Single by Waylon Jennings

from the album Dreaming My Dreams
- A-side: "Dreaming My Dreams with You"
- B-side: "Waymore's Blues"
- Released: 1975
- Recorded: September 3, 1974
- Genre: Outlaw country
- Length: 2:42
- Label: RCA Victor
- Songwriters: Waylon Jennings Curtis Buck
- Producers: Waylon Jennings; Jack Clement;

Waylon Jennings singles chronology
| "Dreaming My Dreams with You" (1975) | "Waymore's Blues" (1975) | "Can't You See" (1976) |

= Waymore's Blues =

"Waymore's Blues" is a song written and recorded by American country music artist Waylon Jennings. It was released in 1975 as the B-Side to Dreaming My Dreams with You from the album of the same name.
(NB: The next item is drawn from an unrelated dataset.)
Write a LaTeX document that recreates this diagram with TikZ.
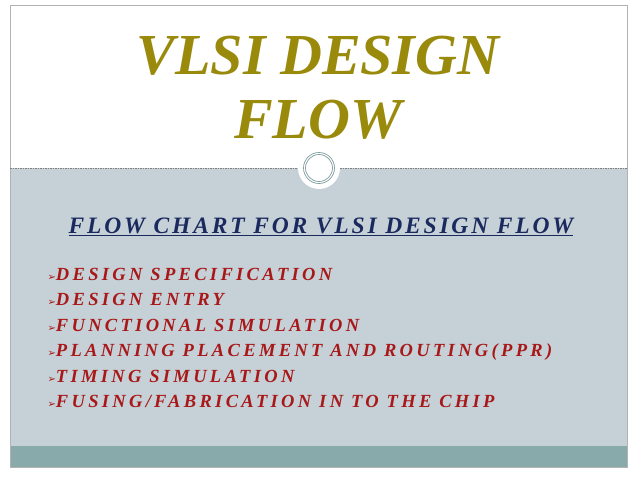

==Composition and recording==
The song itself borrows heavily from Furry Lewis' 1928 single Kassie Jones. It interpolates several portions of Lewis' song, which itself is a tribute to Casey Jones.

The track starts out its 1st verse recounting the tale of Jimmie Rodgers going onto state "Jimmie he's dead, he's been a long time gone" with Rodgers having passed away in 1933, 42 years before its release. In the 3rd verse Waylon speaks of his marriage to Jessi Colter, calling her "a good woman" but also speaking of his struggles with infidelity, stating at the end of the verse "but every woman she sees looks like a place I came in", a very taboo line for the time. He later references Rodgers once again, while closing out the song in its 4th and final verse stating "I got my name painted on my shirt, I ain't no ordinary dude, I don't have to work" a line taken almost verbatim from Blue Yodel No. 9.

==Chart performance==

| Chart (1975) | Peak position |
|---|---|
| US Bubbling Under Hot 100 (Billboard) | 110 |

==Cover versions==
- Johnny Cash, Roy Orbison, Jerry Lee Lewis, and Carl Perkins recorded the song for their 1986 album Class of '55: Memphis Rock & Roll Homecoming
- J.J. Cale recorded the song and released it on his 2007 album Rewind: Unreleased Recordings
- Shooter Jennings, Waylon's youngest son, recorded the song as a duet with Waylon in the late-1990s. It was then released in 2 different versions with one being on the 2008 album Waylon Forever and one being on the 2014 album Fenixon.
- Justin McBride covered the song in 2010 on his Live at Billy Bob's Texas: Justin McBride album.
- Hank Williams Jr. covered the song in 2012 on the tribute album The Music Inside: A Collaboration Dedicated To Waylon Jennings, Volume II.
- George Strait covered the song on his 2024 album Cowboys and Dreamers as the albums 12th and 2nd to final track.
- Whitey Morgan and the 78s covered the song in a live performance in 2024 and released it on their 2025 album Live from Bandit Town USA.

==Legacy==
The track has appeared in several films and television shows such as True Detective (2014), Too Late (2015), and Borderline (2025).